**What is expected**
Leave out the pictures and set down exactly the lines from the start of the listing through the one with "line width=5pt, line", both included.

**Material**
##############################

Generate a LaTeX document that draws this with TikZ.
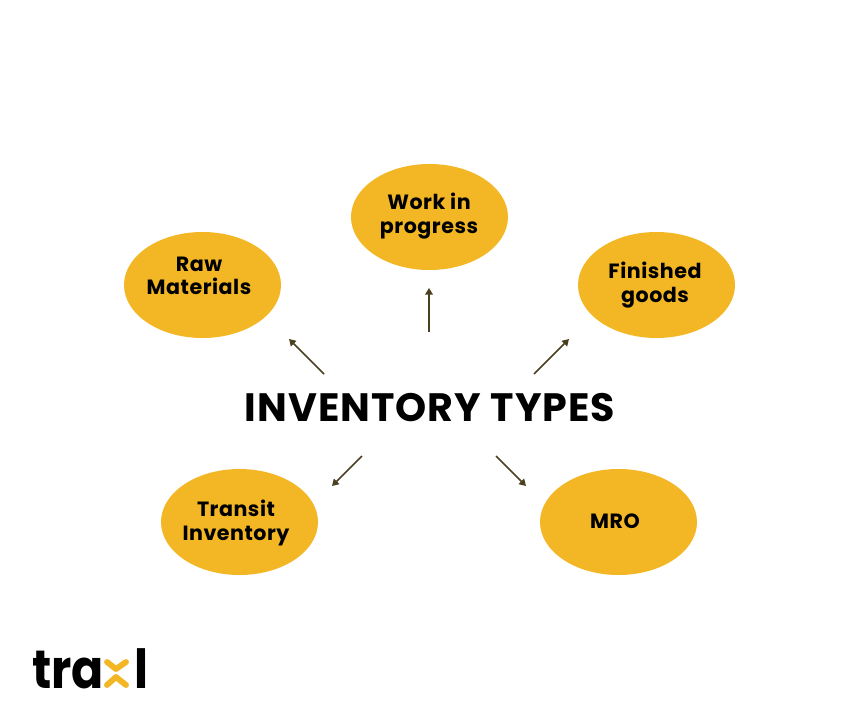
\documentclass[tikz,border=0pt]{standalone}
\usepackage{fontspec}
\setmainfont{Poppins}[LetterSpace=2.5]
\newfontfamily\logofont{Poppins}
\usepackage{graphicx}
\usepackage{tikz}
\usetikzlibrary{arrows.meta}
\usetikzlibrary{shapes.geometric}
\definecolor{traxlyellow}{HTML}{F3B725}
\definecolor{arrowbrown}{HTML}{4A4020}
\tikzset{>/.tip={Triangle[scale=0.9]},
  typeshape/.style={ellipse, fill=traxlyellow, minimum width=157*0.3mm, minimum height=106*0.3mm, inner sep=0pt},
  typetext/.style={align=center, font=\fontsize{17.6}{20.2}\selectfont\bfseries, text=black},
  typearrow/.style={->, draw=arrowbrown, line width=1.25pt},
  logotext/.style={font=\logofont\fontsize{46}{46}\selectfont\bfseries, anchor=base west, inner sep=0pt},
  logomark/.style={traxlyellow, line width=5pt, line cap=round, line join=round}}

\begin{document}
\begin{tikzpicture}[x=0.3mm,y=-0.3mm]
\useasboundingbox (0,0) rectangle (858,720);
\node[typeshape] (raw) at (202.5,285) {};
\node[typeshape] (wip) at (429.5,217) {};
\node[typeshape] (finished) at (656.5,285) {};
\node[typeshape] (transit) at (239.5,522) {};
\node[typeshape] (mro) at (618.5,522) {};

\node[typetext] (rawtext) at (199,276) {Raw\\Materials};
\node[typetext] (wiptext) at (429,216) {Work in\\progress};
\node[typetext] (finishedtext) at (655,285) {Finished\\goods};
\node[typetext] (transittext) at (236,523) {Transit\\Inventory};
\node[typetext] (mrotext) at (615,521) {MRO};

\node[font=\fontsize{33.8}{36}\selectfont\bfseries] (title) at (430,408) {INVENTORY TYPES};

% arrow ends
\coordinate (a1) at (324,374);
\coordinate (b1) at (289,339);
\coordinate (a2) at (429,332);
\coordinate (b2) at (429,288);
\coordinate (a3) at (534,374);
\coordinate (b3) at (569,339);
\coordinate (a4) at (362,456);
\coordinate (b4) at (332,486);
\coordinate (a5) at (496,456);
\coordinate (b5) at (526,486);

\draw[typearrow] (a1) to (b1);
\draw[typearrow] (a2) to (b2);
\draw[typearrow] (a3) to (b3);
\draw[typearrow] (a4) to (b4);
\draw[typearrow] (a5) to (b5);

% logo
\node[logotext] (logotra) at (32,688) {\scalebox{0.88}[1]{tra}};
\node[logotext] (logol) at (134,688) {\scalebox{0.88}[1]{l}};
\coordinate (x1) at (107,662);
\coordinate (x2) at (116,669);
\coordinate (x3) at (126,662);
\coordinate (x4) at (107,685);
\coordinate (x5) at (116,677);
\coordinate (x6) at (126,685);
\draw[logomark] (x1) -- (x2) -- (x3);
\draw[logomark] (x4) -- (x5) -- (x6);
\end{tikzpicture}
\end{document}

##############################

**Response to the exercise**
Generate a LaTeX document that draws this with TikZ.
\documentclass[tikz,border=0pt]{standalone}
\usepackage{fontspec}
\setmainfont{Poppins}[LetterSpace=2.5]
\newfontfamily\logofont{Poppins}
\usepackage{graphicx}
\usepackage{tikz}
\usetikzlibrary{arrows.meta}
\usetikzlibrary{shapes.geometric}
\definecolor{traxlyellow}{HTML}{F3B725}
\definecolor{arrowbrown}{HTML}{4A4020}
\tikzset{>/.tip={Triangle[scale=0.9]},
  typeshape/.style={ellipse, fill=traxlyellow, minimum width=157*0.3mm, minimum height=106*0.3mm, inner sep=0pt},
  typetext/.style={align=center, font=\fontsize{17.6}{20.2}\selectfont\bfseries, text=black},
  typearrow/.style={->, draw=arrowbrown, line width=1.25pt},
  logotext/.style={font=\logofont\fontsize{46}{46}\selectfont\bfseries, anchor=base west, inner sep=0pt},
  logomark/.style={traxlyellow, line width=5pt, line cap=round, line join=round}}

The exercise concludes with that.